Go Beyond the Limits of Your Fins!

An underwater scooter is far more than a novelty; it is a serious tool that demands respect. As this guide has shown, peak performance comes not just from the machine, but from the diver's knowledge of its specifications, mastery of its handling, and disciplined approach to its care. For the prepared professional who invests in the right equipment and skills, the scooter dramatically expands what is possible underwater, opening up a new realm of exploration, efficiency, and excitement on every dive.

FAQs for the Professional Underwater Scooter Diver

1. Do I need a special certification to use an underwater scooter?

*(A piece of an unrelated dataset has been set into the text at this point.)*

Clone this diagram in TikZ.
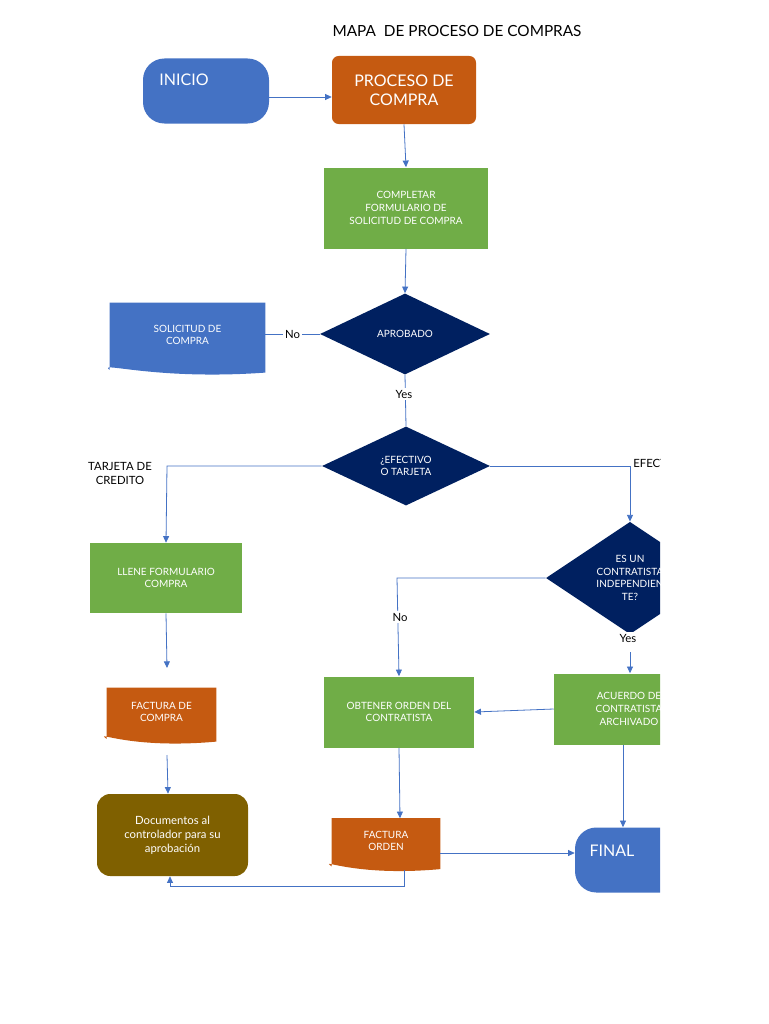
\documentclass[tikz,border=0pt]{standalone}
\usepackage{fontspec}
\setmainfont{Lato}
\usetikzlibrary{shapes.geometric,arrows.meta,backgrounds}
\definecolor{cblue}{HTML}{4472C4}
\definecolor{corange}{HTML}{C55A11}
\definecolor{cgreen}{HTML}{70AD47}
\definecolor{cnavy}{HTML}{002060}
\definecolor{colive}{HTML}{7F6000}
\definecolor{cline}{HTML}{4472C4}
\begin{document}
\begin{tikzpicture}[x=0.75pt,y=-0.75pt,
  box/.style={rectangle,fill=cgreen,text=white,align=center,font=\fontsize{7.5}{9.5}\selectfont,inner sep=0pt},
  dia/.style={diamond,fill=cnavy,text=white,align=center,font=\fontsize{7.5}{9.5}\selectfont,inner sep=0pt},
  doc/.style={rectangle,text=white,align=center,font=\fontsize{7.5}{9.5}\selectfont,inner sep=0pt},
  term/.style={rectangle,rounded corners=16pt,fill=cblue,text=white,font=\fontsize{12}{14}\selectfont,inner sep=0pt},
  lbl/.style={font=\fontsize{8.5}{10.5}\selectfont,fill=white,inner sep=1.5pt,align=center},
  con/.style={draw=cline,line width=0.6pt},
  arr/.style={con,-{Triangle[width=4.5pt,length=5pt]}}]
\useasboundingbox (0,0) rectangle (768,1024);
\node[font=\fontsize{11.5}{13}\selectfont] (title) at (457,31) {MAPA \ DE PROCESO DE COMPRAS};
\begin{scope}
\clip (0,0) rectangle (660,1024);
\newcommand\wavedoc[2]{\begin{pgfonlayer}{background}\fill[#2] (#1.north west) -- (#1.north east) -- ([yshift=-4pt]#1.south east) .. controls ([xshift=-25pt,yshift=-10pt]#1.south) and ([xshift=-10pt,yshift=5pt]#1.south west) .. ([yshift=-2pt]#1.south west) -- cycle;\end{pgfonlayer}}
\node[term,minimum width={126*0.75pt},minimum height={65*0.75pt},text width={90*0.75pt},text height=10pt,anchor=center] (ini) at (206,91) {};
\node[text=white,font=\fontsize{12}{14}\selectfont] (initext) at (184,80) {INICIO};
\node[rectangle,rounded corners=5pt,fill=corange,text=white,align=center,font=\fontsize{12}{14}\selectfont,minimum width={144*0.75pt},minimum height={68*0.75pt},inner sep=0pt] (proc) at (404,90) {PROCESO DE\\COMPRA};
\node[box,minimum width={164*0.75pt},minimum height={81*0.75pt}] (comp) at (406,208) {COMPLETAR\\FORMULARIO DE\\SOLICITUD DE COMPRA};
\node[dia,minimum width={170*0.75pt},minimum height={81*0.75pt}] (apr) at (405,334) {APROBADO};
\node[doc,minimum width={155*0.75pt},minimum height={64*0.75pt}] (sol) at (187.5,335) {SOLICITUD DE\\COMPRA};
\wavedoc{sol}{cblue}
\node[dia,minimum width={168*0.75pt},minimum height={79*0.75pt}] (efe) at (406,466) {¿EFECTIVO\\O TARJETA};
\node[box,minimum width={152*0.75pt},minimum height={70*0.75pt}] (llene) at (166,578) {LLENE FORMULARIO\\COMPRA};
\node[dia,minimum width={168*0.75pt},minimum height={83*0.75pt}] (es) at (630,578) {ES UN\\CONTRATISTA\\INDEPENDIEN\\TE?};
\node[box,minimum width={150*0.75pt},minimum height={71*0.75pt}] (obt) at (399,712) {OBTENER ORDEN DEL\\CONTRATISTA};
\node[box,minimum width={150*0.75pt},minimum height={71*0.75pt}] (acu) at (629,709) {ACUERDO DE\\CONTRATISTA\\ARCHIVADO};
\node[doc,minimum width={109*0.75pt},minimum height={48*0.75pt}] (fac) at (161.5,712) {FACTURA DE\\COMPRA};
\wavedoc{fac}{corange}
\node[rectangle,rounded corners=10pt,fill=colive,text=white,align=center,font=\fontsize{8.5}{10.5}\selectfont,minimum width={151*0.75pt},minimum height={82*0.75pt},inner sep=0pt] (docs) at (172.5,835) {Documentos al\\controlador para su\\aprobación};
\node[doc,minimum width={108*0.75pt},minimum height={45*0.75pt}] (fo) at (386,841) {FACTURA\\ORDEN};
\wavedoc{fo}{corange}
\node[term,minimum width={130*0.75pt},minimum height={65*0.75pt}] (fin) at (640,860) {};
\node[text=white,font=\fontsize{12}{14}\selectfont] (fintext) at (612,851) {FINAL};
% connectors
\draw[arr] (ini.east |- 0,97) -- (proc.west |- 0,97);
\draw[arr] (proc.south) -- (comp.north);
\draw[arr] (comp.south) -- (apr.north);
\draw[con] (apr.west) -- node[lbl] (no1) {No} (sol.east |- apr.west);
\draw[con] (apr.south) -- (efe.north);
\node[lbl] (yes1) at (404,394) {Yes};
\coordinate (tl) at (167,466);
\coordinate (tr) at (630,466);
\draw[arr] (efe.west) -- (tl) -- (llene.north);
\draw[arr] (efe.east) -- (tr) -- (es.north);
\node[font=\fontsize{8.5}{10.5}\selectfont,align=center] (tarj) at (120,473) {TARJETA DE\\CREDITO};
\node[font=\fontsize{8.5}{10.5}\selectfont] (efel) at (660,463) {EFECTIVO};
\coordinate (nl) at (397,578);
\draw[arr] (es.west) -- (nl) -- (obt.north);
\node[lbl] (no2) at (400,617) {No};
\node[lbl] (yes2) at (628,638) {Yes};
\draw[arr] (630,652) -- (acu.north -| 630,0);
\draw[arr] (acu.west) -- (obt.east);
\draw[arr] (llene.south) -- (167,668);
\draw[arr] (167,755) -- (docs.north -| 168,0);
\draw[arr] (obt.south) -- (fo.north -| 400,0);
\draw[arr] (fo.east |- 0,853) -- (fin.west |- 0,853);
\draw[arr] (acu.south -| 623,0) -- (fin.north -| 623,0);
\coordinate (b1) at (404,886);
\coordinate (b2) at (170,886);
\draw[arr] (404,870) -- (b1) -- (b2) -- (docs.south -| 170,0);
\end{scope}
\end{tikzpicture}
\end{document}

Yes, getting a DPV certification is highly recommended. Training courses teach essential skills beyond basic operation, including efficient techniques, team protocols, and critical emergency procedures for situations like a runaway scooter. This training is a crucial investment in your safety and skill.

2. How much should I expect to spend on a professional-grade scooter?

Prices vary widely by class. Recreational/travel models are often under $3,000. A versatile performance scooter for a dive professional usually falls in the $4,000 to $9,000 range. Top-tier technical and exploration scooters for extreme dives typically start at $10,000 and go up from there. Remember to also budget for accessories and maintenance.

3. Are there dives where I should choose not to use my scooter?

Yes. A scooter is not always the best tool. For example, avoid using it in delicate environments like fragile coral reefs where you risk causing damage. It is also counterproductive on dives focused on practicing basic skills like finning. A key professional skill is knowing when to use the scooter and when to rely on fins alone.